Thirdly, thousands of hill men who faced eviction following forcible occupation of their lands and homesteads by settlers or displaced by repeated communal attacks, thronged in the nooks of Rangamati town and its suburbs. They built their shelters in places they could find in desperation irrespective of how risky they might be. This could also be a factor for landslide in and around Rangamati and other hill towns. Fourthly, there were other category of migrants (who fled their home villages feeling insecure in the midst of armed conflicts) who came in hundreds to the hill town from the rural areas. They hardly had the opportunities to consider if the spaces (mainly hill slopes as no plain land could be available) they could manage were suitable for building houses. Because too many people had gathered in too small an area.

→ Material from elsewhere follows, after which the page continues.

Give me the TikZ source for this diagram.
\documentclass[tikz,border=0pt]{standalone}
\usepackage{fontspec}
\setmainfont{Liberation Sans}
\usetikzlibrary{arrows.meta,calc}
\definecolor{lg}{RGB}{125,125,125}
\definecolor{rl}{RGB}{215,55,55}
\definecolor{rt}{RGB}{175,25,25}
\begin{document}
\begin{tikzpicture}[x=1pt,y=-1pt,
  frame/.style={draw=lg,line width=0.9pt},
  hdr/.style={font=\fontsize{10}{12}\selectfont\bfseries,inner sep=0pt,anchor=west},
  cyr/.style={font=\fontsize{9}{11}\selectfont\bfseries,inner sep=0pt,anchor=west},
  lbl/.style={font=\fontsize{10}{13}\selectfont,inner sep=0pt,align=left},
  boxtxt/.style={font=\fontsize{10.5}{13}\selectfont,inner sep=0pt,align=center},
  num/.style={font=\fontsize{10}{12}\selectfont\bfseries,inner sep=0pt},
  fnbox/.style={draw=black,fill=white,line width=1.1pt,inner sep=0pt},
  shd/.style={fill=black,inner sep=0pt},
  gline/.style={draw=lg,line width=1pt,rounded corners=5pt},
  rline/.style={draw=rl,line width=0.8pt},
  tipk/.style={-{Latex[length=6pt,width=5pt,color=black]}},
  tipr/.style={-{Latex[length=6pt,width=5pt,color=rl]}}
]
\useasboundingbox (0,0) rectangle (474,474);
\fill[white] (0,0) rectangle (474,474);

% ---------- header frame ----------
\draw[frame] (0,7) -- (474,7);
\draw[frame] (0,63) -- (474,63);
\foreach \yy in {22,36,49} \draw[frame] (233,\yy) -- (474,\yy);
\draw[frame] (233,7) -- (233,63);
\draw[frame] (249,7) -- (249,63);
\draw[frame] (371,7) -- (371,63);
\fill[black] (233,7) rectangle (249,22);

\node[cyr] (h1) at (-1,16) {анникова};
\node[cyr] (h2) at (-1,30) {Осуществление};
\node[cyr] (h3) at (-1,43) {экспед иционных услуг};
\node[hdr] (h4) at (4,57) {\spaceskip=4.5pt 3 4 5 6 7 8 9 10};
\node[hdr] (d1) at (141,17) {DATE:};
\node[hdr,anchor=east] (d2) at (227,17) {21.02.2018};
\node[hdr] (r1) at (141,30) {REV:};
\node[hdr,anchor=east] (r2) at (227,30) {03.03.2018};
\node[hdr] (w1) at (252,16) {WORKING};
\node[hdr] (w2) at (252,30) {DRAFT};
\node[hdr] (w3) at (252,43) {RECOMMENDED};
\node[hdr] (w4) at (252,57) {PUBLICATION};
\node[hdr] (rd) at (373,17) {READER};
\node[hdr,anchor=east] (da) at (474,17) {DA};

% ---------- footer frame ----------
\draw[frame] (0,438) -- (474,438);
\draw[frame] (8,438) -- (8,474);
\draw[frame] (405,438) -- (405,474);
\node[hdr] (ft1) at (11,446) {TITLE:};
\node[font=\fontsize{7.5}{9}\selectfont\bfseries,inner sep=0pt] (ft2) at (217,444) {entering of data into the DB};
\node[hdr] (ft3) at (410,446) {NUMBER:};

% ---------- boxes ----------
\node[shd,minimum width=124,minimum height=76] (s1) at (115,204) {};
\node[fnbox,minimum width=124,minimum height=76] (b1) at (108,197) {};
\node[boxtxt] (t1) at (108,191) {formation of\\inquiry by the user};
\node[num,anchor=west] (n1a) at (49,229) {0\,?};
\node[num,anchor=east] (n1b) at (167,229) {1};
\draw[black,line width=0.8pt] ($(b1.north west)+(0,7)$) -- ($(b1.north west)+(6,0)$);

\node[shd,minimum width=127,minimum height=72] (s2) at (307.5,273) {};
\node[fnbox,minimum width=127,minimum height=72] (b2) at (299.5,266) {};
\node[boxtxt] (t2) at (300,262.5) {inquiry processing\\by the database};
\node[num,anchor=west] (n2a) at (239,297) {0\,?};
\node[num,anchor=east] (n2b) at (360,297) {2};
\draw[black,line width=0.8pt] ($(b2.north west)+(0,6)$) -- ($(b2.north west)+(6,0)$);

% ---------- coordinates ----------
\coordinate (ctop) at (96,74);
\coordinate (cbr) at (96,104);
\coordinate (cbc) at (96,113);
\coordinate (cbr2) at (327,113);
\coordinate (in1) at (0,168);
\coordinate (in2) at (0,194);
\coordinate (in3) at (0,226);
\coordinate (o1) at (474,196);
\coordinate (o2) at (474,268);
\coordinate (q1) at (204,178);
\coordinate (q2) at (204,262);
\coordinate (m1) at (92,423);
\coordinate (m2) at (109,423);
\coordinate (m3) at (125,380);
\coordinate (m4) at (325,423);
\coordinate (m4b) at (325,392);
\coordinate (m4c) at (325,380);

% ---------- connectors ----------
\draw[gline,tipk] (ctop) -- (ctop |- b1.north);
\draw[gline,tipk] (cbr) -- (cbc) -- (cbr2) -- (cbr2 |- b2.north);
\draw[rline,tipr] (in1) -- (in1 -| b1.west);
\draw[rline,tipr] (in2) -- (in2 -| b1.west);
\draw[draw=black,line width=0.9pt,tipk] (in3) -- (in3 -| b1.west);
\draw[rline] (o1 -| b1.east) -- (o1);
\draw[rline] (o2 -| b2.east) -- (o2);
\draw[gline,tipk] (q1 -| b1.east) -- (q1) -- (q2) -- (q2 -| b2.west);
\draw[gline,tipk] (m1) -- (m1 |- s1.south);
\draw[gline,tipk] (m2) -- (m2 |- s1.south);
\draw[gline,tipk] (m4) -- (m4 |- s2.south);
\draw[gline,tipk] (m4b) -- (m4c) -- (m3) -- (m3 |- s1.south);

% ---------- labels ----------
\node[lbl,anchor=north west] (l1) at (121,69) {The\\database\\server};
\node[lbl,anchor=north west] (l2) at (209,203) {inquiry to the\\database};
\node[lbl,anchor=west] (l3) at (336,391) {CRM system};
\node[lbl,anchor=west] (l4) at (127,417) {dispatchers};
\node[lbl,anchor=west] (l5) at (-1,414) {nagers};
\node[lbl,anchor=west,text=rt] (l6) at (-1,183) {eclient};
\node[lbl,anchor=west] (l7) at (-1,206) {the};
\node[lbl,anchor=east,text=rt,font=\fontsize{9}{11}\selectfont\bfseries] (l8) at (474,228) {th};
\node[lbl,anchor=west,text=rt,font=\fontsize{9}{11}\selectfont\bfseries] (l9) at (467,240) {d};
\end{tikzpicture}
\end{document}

There was scramble for spaces and people simply grabbed whatever patches of hill slopes they could lay hand to in the midst of crisis of finding spaces for shelter. Situation was such that they had no option but to construct their houses on risky slopes of the hills. In some cases, they had to cut a space out of the slope to make room for constructing a house. These factors could also possibly add to making the hills vulnerable. Similarly, the Bengali settlers, too, aided by the administration established their settlements by cutting hills. Scores of such settlement cropped up anywhere and everywhere ignoring the vulnerable alignment of the hills. All these factors were said to have combined together to invite the disastrous landslides of the like of 2017 and many other landslides across the CHT.